Wednesday, April 14, 2010

U is for Undertow

After having read "T is for Tresspas" I was worried that Sue Grafton had lost her magic touch, I just didn't like it.
Happily with "U is for Undertow" the magic is back. Although it was slightly confusing to go back and forth between not only different characters perspectives, but also different time periods, I enjoyed the book immensely and give it 41/2 stars.
Kinsey is pulled into investigating a two decades old crime by Michael Sutton, a 27 year old college drop-out with a multitude of issues who believes he has remembered evidence that he witnessed as a child from an abduction in his neighborhood.
Whenever I read a book I end up with little scraps of paper tucked between the pages making either things/words I want to look up or quotes that I want to remember. What is interesting about this first quote is that I read this book about a month ago and liked it, but now that I am finally getting around to typing it up I find it has more significance in my life now than it did when I first marked it.
Page 215
"I can undersand how you feel," I said. "It's not about
vengence. It's about balance, the sense that good and evil are in a state
of equilibrium."


There is more to the paragraph but that is the part that is stricking a chord with me right now.

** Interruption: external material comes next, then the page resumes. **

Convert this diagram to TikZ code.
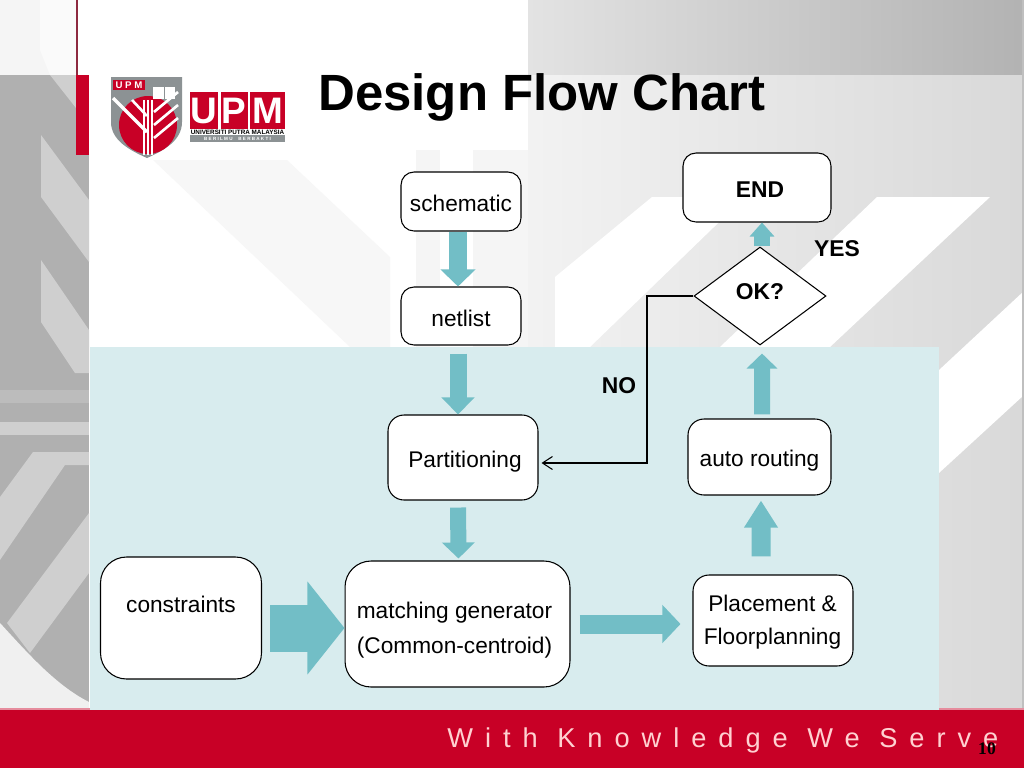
\documentclass[tikz,border=0pt]{standalone}
\usepackage{fontspec}
\setmainfont{Liberation Sans}
\newfontfamily\pagefont{Liberation Serif}
\usetikzlibrary{positioning,arrows.meta,shapes.geometric,calc}
\definecolor{upmred}{HTML}{C80026}
\definecolor{upmdark}{HTML}{8E2A40}
\definecolor{flowteal}{HTML}{72BEC6}
\definecolor{panelblue}{HTML}{D8ECEE}
\definecolor{stripdark}{HTML}{B0B0B0}
\definecolor{striplight}{HTML}{CFCFCF}
\definecolor{shieldgrey}{HTML}{8C9294}
\def\pu{0.02cm}
\tikzset{
 procbox/.style={draw=black, fill=white, line width=0.6pt, align=center, inner sep=0pt, font=\fontsize{12.9}{20}\selectfont, execute at begin node={\rule[-2pt]{0pt}{15.5pt}}},
 boxtext/.style={align=center, inner sep=0pt, font=\fontsize{12.9}{20}\selectfont},
 flag/.style={font=\fontsize{13}{16}\selectfont\bfseries, inner sep=0pt},
 blockarrow/.style n args={3}{draw=flowteal, line width=#1*\pu, -{Triangle[width=#2*\pu,length=#3*\pu]}},
 logoletter/.style={fill=upmred, text=white, font=\fontsize{21}{21}\selectfont\bfseries, inner sep=0pt, minimum height=0.74cm},
}
\begin{document}
\begin{tikzpicture}[x=\pu,y=-\pu]
 \useasboundingbox (0,0) rectangle (1024,768);
 % backdrop
 \fill[white] (0,0) rectangle (1024,768);
 \fill[black!4] (0,0) rectangle (76,75);
 \fill[black!2] (40,0) -- (76,0) -- (76,75) -- (50,75) -- (40,50) -- cycle;
 \fill[stripdark] (0,75) rectangle (89,710);
 \fill[striplight] (50,75) -- (76,75) -- (76,108) -- cycle;
 \fill[striplight] (41,135) -- (89,200) -- (89,262) -- (41,197) -- cycle;
 \fill[striplight] (41,260) -- (89,330) -- (89,373) -- (75,373) -- (41,322) -- cycle;
 \fill[stripdark!85!white] (0,390) rectangle (89,403);
 \fill[striplight] (0,422) rectangle (89,435);
 \fill[striplight] (0,497) -- (33,452) -- (89,452) -- (89,465) -- (65,465) -- (0,560) -- cycle;
 \fill[striplight] (7,623) -- (89,513) -- (89,573) -- (30,653) -- cycle;
 \fill[black!6] (0,623) .. controls (25,650) and (55,685) .. (89,702) -- (89,710) -- (0,710) -- cycle;
 \fill[black!3] (153,160) -- (287,160) -- (390,257) -- (390,347) -- (350,347) -- cycle;
 \fill[black!4] (416,150) rectangle (440,347);
 \fill[black!4] (473,150) rectangle (528,347);
 \shade[left color=black!11, right color=black!30] (528,0) rectangle (1024,75);
 \shade[left color=black!5, right color=black!15] (528,75) rectangle (1024,710);
 \fill[white] (555,277) -- (652,197) -- (745,197) -- (590,347) -- (555,347) -- cycle;
 \fill[white] (877,197) -- (990,197) -- (830,347) -- (720,347) -- cycle;
 \fill[white] (1024,291) -- (939,370) -- (939,473) -- (1024,395) -- cycle;
 \fill[black!25] (1022,0) rectangle (1024,710);
 \fill[upmdark] (76,0) rectangle (78,75);
 \fill[upmred] (76,75) rectangle (89,155);
 \fill[panelblue] (90,347) rectangle (939,710);
 \fill[upmred] (0,710) rectangle (1024,768);
 \fill[upmred!45!white] (0,708) rectangle (90,710);
 \fill[upmred!45!white] (939,708) rectangle (1024,710);
 % logo
 \fill[shieldgrey] (111,77) -- (182,77) -- (182,122) .. controls (182,140) and (165,150) .. (147,158) .. controls (129,150) and (111,140) .. (111,122) -- cycle;
 \fill[upmred] (148,125) circle (29);
 \draw[white, line width=2pt] (113,98) -- (147,132);
 \draw[white, line width=1.5pt] (132,100) -- (147,116);
 \foreach \k in {0,13,26} \draw[white, line width=1.5pt] (154,112+\k) -- (178,92+\k);
 \foreach \k in {-3,1,5} \draw[white, line width=0.8pt] (147+\k,100) -- (147+\k,155);
 \node[fill=upmred, text=white, font=\fontsize{5.5}{6}\selectfont\bfseries, minimum width=0.64cm, minimum height=0.2cm, inner sep=0pt] (badge) at (129,85) {U P M};
 \node[fill=white, minimum width=0.44cm, minimum height=0.24cm, inner sep=0pt] (book) at (164,93) {};
 \draw[shieldgrey, line width=0.4pt] (book.north) -- (book.south);
 \node[logoletter, minimum width=0.56cm] (logou) at (204,110.5) {U};
 \node[logoletter, minimum width=0.54cm, right=0.04cm of logou] (logop) {P};
 \node[logoletter, minimum width=0.7cm, right=0.04cm of logop] (logom) {M};
 \node[font=\fontsize{3.6}{4}\selectfont\bfseries, inner sep=0pt] (logoname) at (237.5,132) {UNIVERSITI PUTRA MALAYSIA};
 \node[fill=shieldgrey, text=white, font=\fontsize{2.6}{3}\selectfont\bfseries, minimum width=1.9cm, minimum height=0.13cm, inner sep=0pt] (logomotto) at (237.5,138.5) {B E R I L M U \quad B E R B A K T I};
 % title and footer
 \node[anchor=west, font=\fontsize{29}{34}\selectfont\bfseries, inner sep=0pt] (title) at (318,97) {Design Flow Chart};
 \node[anchor=west, text=red!18!white, font=\fontsize{15.5}{17}\selectfont\addfontfeature{LetterSpace=44}, inner sep=0pt] (motto) at (447,740) {With Knowledge We Serve};
 \node[font=\fontsize{10}{12}\selectfont\pagefont\bfseries, inner sep=0pt] (pagenum) at (987,749) {10};
 % boxes
 \node[procbox, rounded corners=13*\pu, minimum width=2.4cm, minimum height=1.18cm] (schematic) at (461,201.5) {schematic};
 \node[procbox, rounded corners=13*\pu, minimum width=2.4cm, minimum height=1.16cm] (netlist) at (461,316) {netlist};
 \node[procbox, rounded corners=16*\pu, minimum width=3cm, minimum height=1.7cm] (partition) at (463,457.5) {\hspace*{2.3pt}Partitioning};
 \node[procbox, rounded corners=26*\pu, minimum width=3.22cm, minimum height=2.44cm] (constraints) at (181,618) {constraints\\[-6pt]\mbox{}};
 \node[procbox, rounded corners=26*\pu, minimum width=4.5cm, minimum height=2.52cm] (matching) at (457.5,624) {};
 \node[boxtext] (matchingtext) at (454.5,630) {matching generator\\(Common-centroid)};
 \node[procbox, rounded corners=16*\pu, minimum width=3.2cm, minimum height=1.82cm] (placement) at (773,620.5) {};
 \node[boxtext] (placementtext) at (772.5,622) {Placement \&\\[-1pt]Floorplanning};
 \node[procbox, rounded corners=16*\pu, minimum width=2.86cm, minimum height=1.52cm] (routing) at (759.5,457) {auto routing};
 \node[procbox, diamond, aspect=1.35, minimum width=2.64cm, minimum height=1.96cm, font=\fontsize{13}{16}\selectfont\bfseries] (ok) at (760,296) {\raisebox{3.7pt}{OK?}};
 \node[procbox, rounded corners=13*\pu, minimum width=2.96cm, minimum height=1.38cm, font=\fontsize{13}{16}\selectfont\bfseries] (end) at (757,187.5) {\hspace*{3.4pt}END};
 \node[flag] (yes) at (837,249) {YES};
 \node[flag] (no) at (619,386) {NO};
 % connectors
 \draw[blockarrow={18}{34}{17}] ([xshift=-3*\pu]schematic.south) -- ([xshift=-3*\pu]netlist.north);
 \draw[blockarrow={17}{32}{17}, shorten <=8*\pu] ([xshift=-3*\pu]netlist.south) -- ([xshift=-5*\pu]partition.north);
 \draw[blockarrow={16}{32}{16}, shorten <=7*\pu, shorten >=2*\pu] ([xshift=-5*\pu]partition.south) -- ([xshift=1*\pu]matching.north);
 \draw[blockarrow={47}{91}{37}, shorten <=8*\pu] ([yshift=-10*\pu]constraints.east) -- ([yshift=-4*\pu]matching.west);
 \draw[blockarrow={19}{37}{18}, shorten <=9*\pu, shorten >=12*\pu] (matching.east) -- (matching.east -| placement.west);
 \draw[blockarrow={19}{32}{27}, shorten <=18*\pu, shorten >=5*\pu] ([xshift=-12*\pu]placement.north) -- ([xshift=1.5*\pu]routing.south);
 \draw[blockarrow={16}{30}{15}, shorten <=4*\pu, shorten >=8*\pu] ([xshift=2.5*\pu]routing.north) -- ([xshift=2*\pu]ok.south);
 \draw[blockarrow={16}{24}{14}] ([xshift=2*\pu]ok.north) -- ([xshift=5*\pu]end.south);
 \coordinate (nobend) at (647,463);
 \draw[-{Straight Barb[length=10*\pu,width=13*\pu]}, line width=0.6pt, shorten >=3*\pu] (ok.west) -| (nobend) -- (partition.east |- nobend);
\end{tikzpicture}
\end{document}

This next one is long, but I can't see how to shorten it, so here
goes. Page 225
It's our nature to condense and collate, bundling related elements for ease
of storage in the back of our brains. Since we lack the capacity to
capture every detail, we cull what we can, blocking the bits we don't like
and
admitting those that match our notions of what's going on. While
efficient, the practice leaves us vulnerable to blind spots. Under
stress,
memory becomes even less reliable. Over time we sort and
discard what
seems irrelevant to make room for additional incoming
data. In the end,
it's a wonder we remember anything at all.
What we manage to preserve is
subject to misinterpretation. An event
might appear to be generated by the
one before it, when the order is
actually coincidental. Two occurrences
may be linked even when widely
separated by time and place.


Interestingly I went to a RS activity/class/thing where Dr. R spoke and he said something about how we are constantly changing our own past and remembering our personal history differently.